The line containing "import plotly.graph_objects as go" marks the end: extract everything from the first line of the data through that line, exactly, with no pictures.

▸ **Given data**
>> Start

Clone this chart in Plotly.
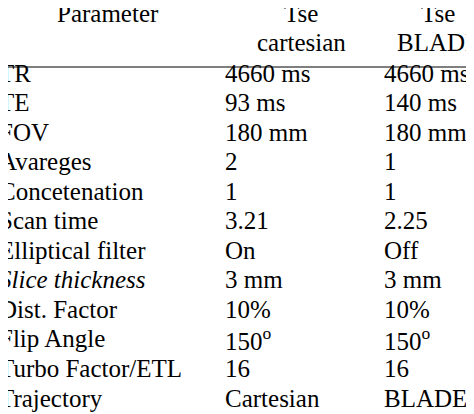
import plotly.graph_objects as go

W, H = 474, 414
params = ["TR", "TE", "FOV", "Avareges", "Concetenation", "Scan time", "Elliptical filter",
          "<i>Slice thickness</i>", "Dist. Factor", "Flip Angle", "Turbo Factor/ETL", "Trajectory"]
cartesian = ["4660 ms", "93 ms", "180 mm", "2", "1", "3.21", "On", "3 mm", "10%",
             "150<sup>o</sup>", "16", "Cartesian"]
blade = ["4660 ms", "140 ms", "180 mm", "1", "1", "2.25", "Off", "3 mm", "10%",
         "150<sup>o</sup>", "16", "BLADE"]
headers = ["Parameter", "Tse<br>cartesian", "Tse<br>BLADE"]

DX, DY = -9, -10
font = dict(family="Liberation Serif", size=25, color="black")
hfont = dict(family="Liberation Serif", size=25, color="black")
ann = []
def px(x): return (x + DX) / W
def py(y): return 1 - (y + DY) / H

ann.append(dict(x=px(100 + 9), y=py(16), text=headers[0], xanchor="center", yanchor="middle", font=hfont))
for cx, t in [(293, headers[1]), (430, headers[2])]:
    a, b = t.split("<br>")
    ann.append(dict(x=px(cx + 9), y=py(16), text=a, xanchor="center", yanchor="middle", font=hfont))
    ann.append(dict(x=px(cx + 9), y=py(44), text=b, xanchor="center", yanchor="middle", font=hfont))
step = (400 - 75) / 11
for i in range(len(params)):
    y = 75 + i * step
    for x, t in [(-1, params[i]), (225, cartesian[i]), (384, blade[i])]:
        ann.append(dict(x=px(x), y=py(y), text=t, xanchor="left", yanchor="middle", font=font))
for a in ann:
    a.update(xref="paper", yref="paper", showarrow=False, borderpad=0)
fig = go.Figure()
fig.update_layout(
    width=W, height=H, margin=dict(l=0, r=0, t=0, b=0),
    paper_bgcolor="white", plot_bgcolor="white", annotations=ann,
    xaxis=dict(visible=False, range=[0, 1]), yaxis=dict(visible=False, range=[0, 1]),
    shapes=[dict(type="line", xref="paper", yref="paper", x0=0, x1=1, y0=1 - 59 / H, y1=1 - 59 / H,
                 line=dict(color="#555", width=1.5))],
)
fig.write_html("out.html")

>> End

▸ **Solution to this task**
Clone this chart in Plotly.
import plotly.graph_objects as go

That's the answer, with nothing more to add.